Conte wants the barn to be city-owned and maintained by the artists, actors and others who would use it.

But Conte now has competition from people willing to pay for it.

"We've had three serious purchase inquiries since Tuesday," Casper Community Development Director Liz Becher said Thursday. "Serious" as in meaning people are willing to pay full price if not more.

Tuesday, the Casper City Council voted 5-3 to accept bids from small businesses for two city-owned properties flanking the 14,000-square-foot livery stable property appraised at $340,000.

That was a far different outcome for the properties than the goal three years ago when the city paid $3 million for the former Plains Furniture building in the 300 block of South David Street and the adjacent lots -- the livery stable, the former Ka-Lark's Gymnasium studio, and the former Milo's Toyota body shop -- on the same block on South Ash Street.
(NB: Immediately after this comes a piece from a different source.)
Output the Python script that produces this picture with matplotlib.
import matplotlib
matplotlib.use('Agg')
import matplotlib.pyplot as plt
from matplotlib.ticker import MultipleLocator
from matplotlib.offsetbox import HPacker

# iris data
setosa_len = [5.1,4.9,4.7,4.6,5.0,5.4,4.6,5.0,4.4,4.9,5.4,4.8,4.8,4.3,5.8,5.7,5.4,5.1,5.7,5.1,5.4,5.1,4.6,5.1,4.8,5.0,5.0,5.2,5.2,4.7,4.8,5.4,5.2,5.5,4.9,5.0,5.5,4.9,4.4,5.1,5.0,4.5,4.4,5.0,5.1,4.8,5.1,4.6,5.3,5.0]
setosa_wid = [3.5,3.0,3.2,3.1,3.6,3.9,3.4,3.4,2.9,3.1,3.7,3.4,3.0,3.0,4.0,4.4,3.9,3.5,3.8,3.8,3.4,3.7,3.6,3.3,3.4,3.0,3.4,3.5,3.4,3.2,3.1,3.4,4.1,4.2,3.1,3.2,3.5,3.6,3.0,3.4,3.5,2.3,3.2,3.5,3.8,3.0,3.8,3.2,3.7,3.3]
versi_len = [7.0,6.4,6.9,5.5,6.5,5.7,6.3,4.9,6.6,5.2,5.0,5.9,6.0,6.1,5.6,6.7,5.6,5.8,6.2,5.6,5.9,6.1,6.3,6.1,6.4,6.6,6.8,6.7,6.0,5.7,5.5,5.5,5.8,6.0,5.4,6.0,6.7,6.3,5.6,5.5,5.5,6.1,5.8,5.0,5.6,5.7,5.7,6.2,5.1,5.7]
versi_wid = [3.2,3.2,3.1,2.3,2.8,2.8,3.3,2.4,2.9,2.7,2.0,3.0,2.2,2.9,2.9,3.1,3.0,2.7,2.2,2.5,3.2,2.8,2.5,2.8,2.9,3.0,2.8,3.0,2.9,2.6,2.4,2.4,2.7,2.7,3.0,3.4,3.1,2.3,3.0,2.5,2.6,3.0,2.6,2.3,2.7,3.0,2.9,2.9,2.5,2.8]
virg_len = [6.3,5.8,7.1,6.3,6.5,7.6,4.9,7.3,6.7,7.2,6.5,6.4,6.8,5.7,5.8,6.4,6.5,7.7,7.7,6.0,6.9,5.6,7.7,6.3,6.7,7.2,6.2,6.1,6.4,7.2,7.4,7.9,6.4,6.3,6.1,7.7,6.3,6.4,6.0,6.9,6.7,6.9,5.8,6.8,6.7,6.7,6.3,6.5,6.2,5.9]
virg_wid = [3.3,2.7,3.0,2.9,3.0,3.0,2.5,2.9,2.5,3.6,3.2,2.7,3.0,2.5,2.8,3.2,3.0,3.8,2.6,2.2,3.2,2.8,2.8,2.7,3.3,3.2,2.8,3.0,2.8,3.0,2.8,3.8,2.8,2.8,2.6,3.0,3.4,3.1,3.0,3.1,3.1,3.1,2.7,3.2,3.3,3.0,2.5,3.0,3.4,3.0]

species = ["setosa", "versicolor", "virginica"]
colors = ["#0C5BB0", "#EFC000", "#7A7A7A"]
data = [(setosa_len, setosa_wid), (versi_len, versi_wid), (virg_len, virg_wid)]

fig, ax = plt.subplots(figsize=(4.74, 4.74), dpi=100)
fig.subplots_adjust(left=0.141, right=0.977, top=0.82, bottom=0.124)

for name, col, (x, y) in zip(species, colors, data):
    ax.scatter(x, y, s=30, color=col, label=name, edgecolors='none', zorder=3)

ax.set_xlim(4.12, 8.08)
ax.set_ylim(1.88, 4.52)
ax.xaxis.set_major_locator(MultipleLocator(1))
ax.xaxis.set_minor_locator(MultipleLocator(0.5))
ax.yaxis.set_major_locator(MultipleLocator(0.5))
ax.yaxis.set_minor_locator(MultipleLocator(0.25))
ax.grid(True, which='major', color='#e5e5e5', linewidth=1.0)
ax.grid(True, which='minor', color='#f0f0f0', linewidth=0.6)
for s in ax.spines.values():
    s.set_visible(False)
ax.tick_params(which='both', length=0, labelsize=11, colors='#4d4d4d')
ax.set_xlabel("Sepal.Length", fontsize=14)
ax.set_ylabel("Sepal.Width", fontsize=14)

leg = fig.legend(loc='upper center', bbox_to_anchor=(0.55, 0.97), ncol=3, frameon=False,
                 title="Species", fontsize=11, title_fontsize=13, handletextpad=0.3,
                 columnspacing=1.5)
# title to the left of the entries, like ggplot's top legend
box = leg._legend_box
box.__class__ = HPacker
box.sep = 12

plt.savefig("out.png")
The city wanted to raze the buildings for parking.

Then council members and others found some historic buildings -- a 1920s-era Chevrolet dealership for one -- hidden under the drywall of the furniture store.

With a community goal of historic preservation in mind, the city put up for sale the three buildings.
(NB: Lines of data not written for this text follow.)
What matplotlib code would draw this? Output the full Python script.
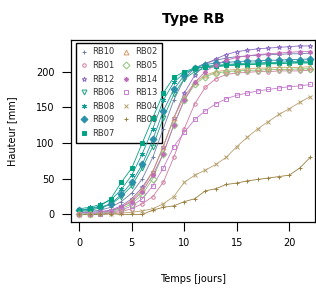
import matplotlib
matplotlib.use("Agg")
import matplotlib.pyplot as plt

days = list(range(23))

names = ["RB10", "RB01", "RB12", "RB06", "RB08", "RB09", "RB07",
         "RB02", "RB05", "RB14", "RB13", "RB04", "RB03"]

RB10 = [3, 4, 6, 10, 18, 30, 50, 80, 120, 160, 190, 205, 212, 216, 219, 221, 222, 223, 224, 224, 225, 225, 226]
RB01 = [0, 0, 1, 2, 4, 8, 15, 25, 45, 80, 120, 155, 178, 190, 196, 198, 199, 200, 200, 201, 201, 201, 202]
RB12 = [2, 3, 4, 6, 12, 22, 38, 60, 95, 135, 170, 195, 210, 218, 224, 228, 230, 232, 233, 234, 235, 236, 236]
RB06 = [4, 6, 9, 14, 25, 40, 65, 95, 135, 168, 190, 200, 205, 207, 208, 209, 210, 210, 211, 211, 212, 212, 212]
RB08 = [8, 10, 14, 20, 35, 55, 85, 120, 160, 185, 198, 204, 207, 209, 210, 211, 212, 212, 213, 213, 214, 214, 215]
RB09 = [6, 8, 10, 15, 28, 45, 70, 105, 145, 175, 195, 205, 210, 212, 213, 214, 215, 215, 216, 216, 217, 217, 218]
RB07 = [5, 8, 12, 22, 45, 65, 100, 135, 170, 192, 200, 205, 207, 208, 209, 210, 210, 211, 211, 212, 212, 213, 213]
RB02 = [0, 1, 2, 5, 10, 20, 35, 60, 95, 135, 165, 185, 195, 200, 202, 203, 204, 205, 205, 206, 206, 206, 207]
RB05 = [0, 1, 2, 4, 8, 15, 28, 50, 85, 125, 160, 182, 193, 198, 200, 201, 202, 202, 203, 203, 203, 204, 204]
RB14 = [0, 1, 3, 5, 10, 18, 32, 55, 85, 125, 160, 185, 200, 210, 216, 220, 222, 224, 225, 226, 227, 228, 228]
RB13 = [0, 0, 1, 3, 6, 12, 22, 40, 65, 95, 115, 133, 145, 155, 162, 167, 170, 173, 175, 177, 179, 180, 182]
RB04 = [0, 0, 0, 1, 2, 3, 5, 8, 15, 25, 45, 55, 62, 70, 80, 95, 108, 120, 130, 140, 148, 157, 165]
RB03 = [0, 0, 0, 1, 0, 0, 0, 6, 10, 12, 18, 22, 33, 36, 42, 44, 47, 49, 51, 53, 55, 65, 80]

series = [RB10, RB01, RB12, RB06, RB08, RB09, RB07, RB02, RB05, RB14, RB13, RB04, RB03]

colors = ["#6e7fa6", "#d07aa0", "#8c6cc4", "#16a37f", "#0f9e94", "#2a8fa8", "#00a383",
          "#d89a6a", "#8cc47a", "#c06cb8", "#c77ccf", "#b8a070", "#9a8040"]
markers = ["+", "o", "*", "v", (6, 2, 0), "D", "s",
           "^", "D", (8, 2, 0), "s", "x", "+"]
filled = [True, False, False, False, True, True, True,
          False, False, True, False, True, True]

fig = plt.figure(figsize=(3.16, 2.89), dpi=100)
ax = fig.add_axes([0.2237, 0.2318, 0.773, 0.630])

for name, vals, c, m, f in zip(names, series, colors, markers, filled):
    ax.plot(days, vals, color=c, lw=0.6, zorder=3)
    ax.plot(days, vals, ls="none", marker=m, color=c, ms=3.5 if m != "o" else 2.5,
            mfc=c if f else "none", mew=0.7, label=name, zorder=4)

ax.set_xlim(-0.82, 22.45)
ax.set_ylim(-10.6, 244.4)
ax.set_xticks([0, 5, 10, 15, 20])
ax.set_yticks([0, 50, 100, 150, 200])
ax.tick_params(direction="out", length=6.5, width=0.8, labelsize=7, pad=5)
for s in ax.spines.values():
    s.set_linewidth(0.9)

ax.set_title("Type RB", fontsize=10, fontweight="bold", pad=12)
ax.set_xlabel("Temps [jours]", fontsize=7, labelpad=19)
ax.set_ylabel("Hauteur [mm]", fontsize=7, labelpad=14)

leg = ax.legend(ncol=2, loc="upper left", bbox_to_anchor=(0.022, 0.984),
                borderaxespad=0, fontsize=6, handlelength=0.8, handletextpad=0.6,
                columnspacing=1.0, labelspacing=0.55, frameon=True, fancybox=False,
                edgecolor="black", framealpha=1, borderpad=0.55)
leg.get_frame().set_linewidth(1.0)
leg.set_zorder(2)
for t in leg.get_texts():
    t.set_color("#333333")

fig.savefig("out.png", dpi=100)
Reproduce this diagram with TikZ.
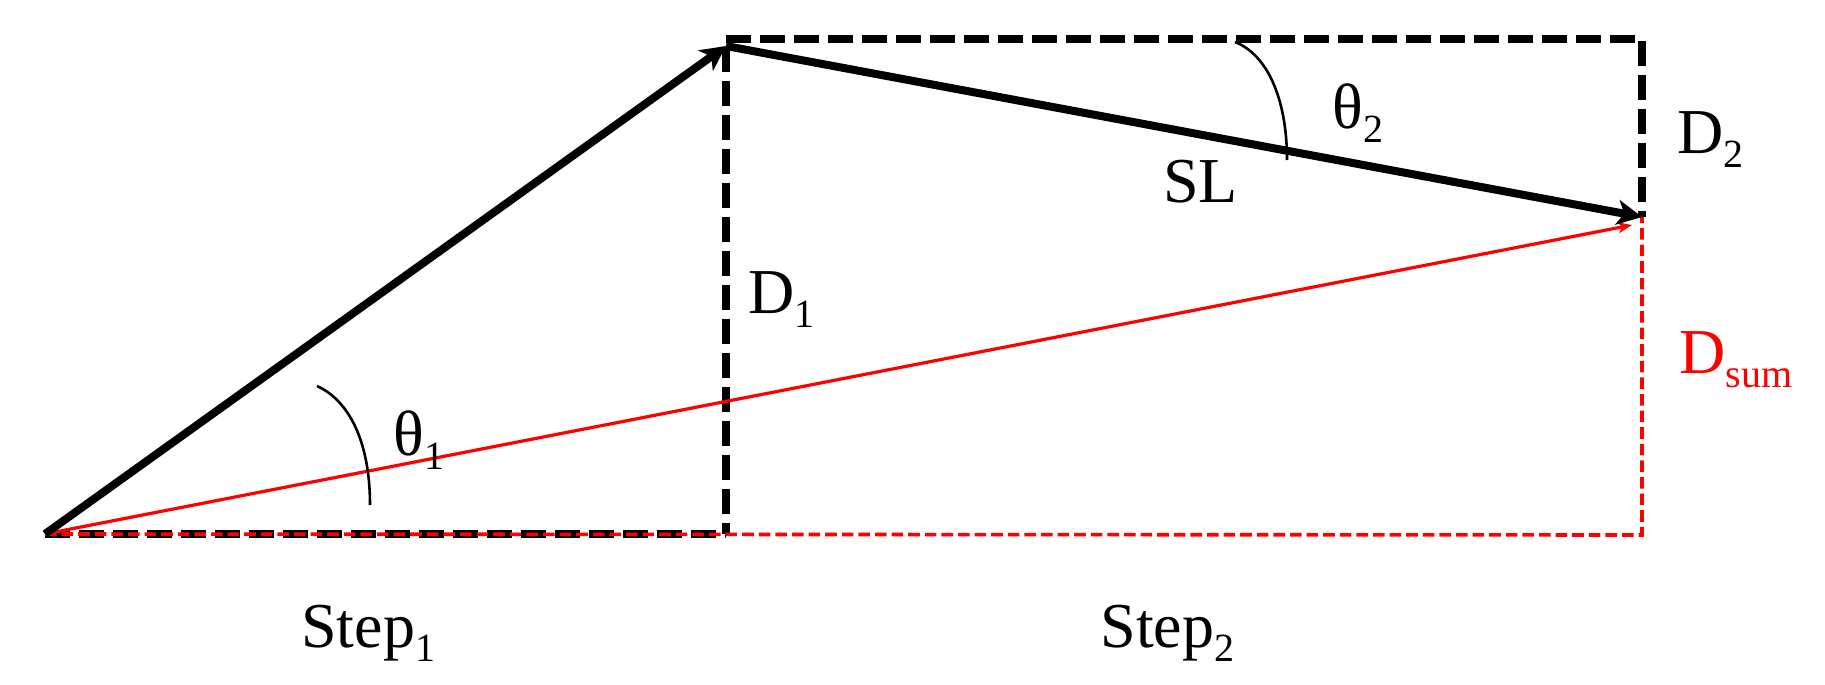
\documentclass[tikz,border=0pt]{standalone}
\usepackage{fontspec}
\setmainfont{Liberation Serif}
\usetikzlibrary{arrows.meta}
\newcommand{\lsub}[1]{\raisebox{-7pt}{\fontsize{20}{20}\selectfont #1}}
\begin{document}
\begin{tikzpicture}[x=0.5pt,y=-0.5pt,
  lbl/.style={inner sep=0pt,anchor=base west,font=\fontsize{32}{36}\selectfont},
  vec/.style={line width=4pt,-{Stealth[length=12.5pt,width=12.5pt,inset=3.5pt]}},
  sumvec/.style={red,line width=1.6pt,-{Stealth[length=7pt,width=5.5pt,inset=2pt]}},
  guide/.style={line width=4pt,dash pattern=on 12.5pt off 4.5pt},
  redguide/.style={red,line width=1.8pt,dash pattern=on 5.8pt off 2.5pt},
  anglearc/.style={line width=1.3pt}]
\useasboundingbox (0,0) rectangle (1825,685);
\coordinate (A) at (45,534);
\coordinate (B) at (726,46);
\coordinate (C) at (1642,217);
\coordinate (Cr) at (1632,225);
\coordinate (V1) at (726,47);
\coordinate (F1) at (726,534);
\coordinate (F2) at (1642,535);
\coordinate (T1) at (726,39);
\coordinate (T2) at (1642,39);
% guides
\draw[guide] (A) -- (F1);
\draw[guide] (V1) -- (F1);
\draw[guide] (T1) -- (T2) -- (C);
\draw[redguide] (A) -- (F2) -- (C);
% vectors
\draw[sumvec] (A) -- (Cr);
\draw[vec] (A) -- (B);
\draw[vec] (B) -- (C);
% angle arcs
\draw[anglearc] (317,386) .. controls (348,400) and (370,440) .. (370,505);
\draw[anglearc] (1235,42) .. controls (1268,55) and (1287,100) .. (1287,160);
% labels
\node[lbl] (step1) at (301,647) {Step\lsub{1}};
\node[lbl] (step2) at (1100,647) {Step\lsub{2}};
\node[lbl] (d1) at (748,313) {D\lsub{1}};
\node[lbl] (d2) at (1677,153) {D\lsub{2}};
\node[lbl,text=red] (dsum) at (1679,373) {D\lsub{sum}};
\node[lbl] (sl) at (1163,202) {SL};
\node[lbl] (th1) at (393,455) {θ\lsub{1}};
\node[lbl] (th2) at (1332,128) {θ\lsub{2}};
\end{tikzpicture}
\end{document}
The city received bids on two of them, but not the livery stable.

During the two-and-a-half-hour public hearing before Tuesday's vote, Conte and several others noted the importance of the arts and their contribution to a community with economic, cultural and other benefits -- goals more lofty that the original idea for a parking lot or the more recent interest in a $70 million hotel-conference center.

Conte, a theater history instructor at Casper College and artistic director of the Theater of the Poor, pitched his idea for more arts -- and a multi-purpose theater -- downtown, but not before introducing students and community members he's taught.

"These are the young people for whose sake we must preserve the character and integrity of the Old Yellowstone District," he said.

That meant keeping the old buildings for small businesses and opposing a conference center, he said.

"Nothing sends the message more clearly that Casper is a progressive, forward-looking community than a commitment to the arts and culture, not merely at the private and not-for-profit levels, but at the municipal level as well," Conte said. "And ladies and gentlemen, the model for this exists in cities and towns across the country."

Becher said the city won't be dealing with the future of the livery stable until after the New Year. The city staff, with the approval of City Council, will need to draft a request for proposal for those who want to bid on it.

If the city does sell it, that may not end what Conte wants to do, Becher said. "There may be a fit in the community, or some other place (downtown)."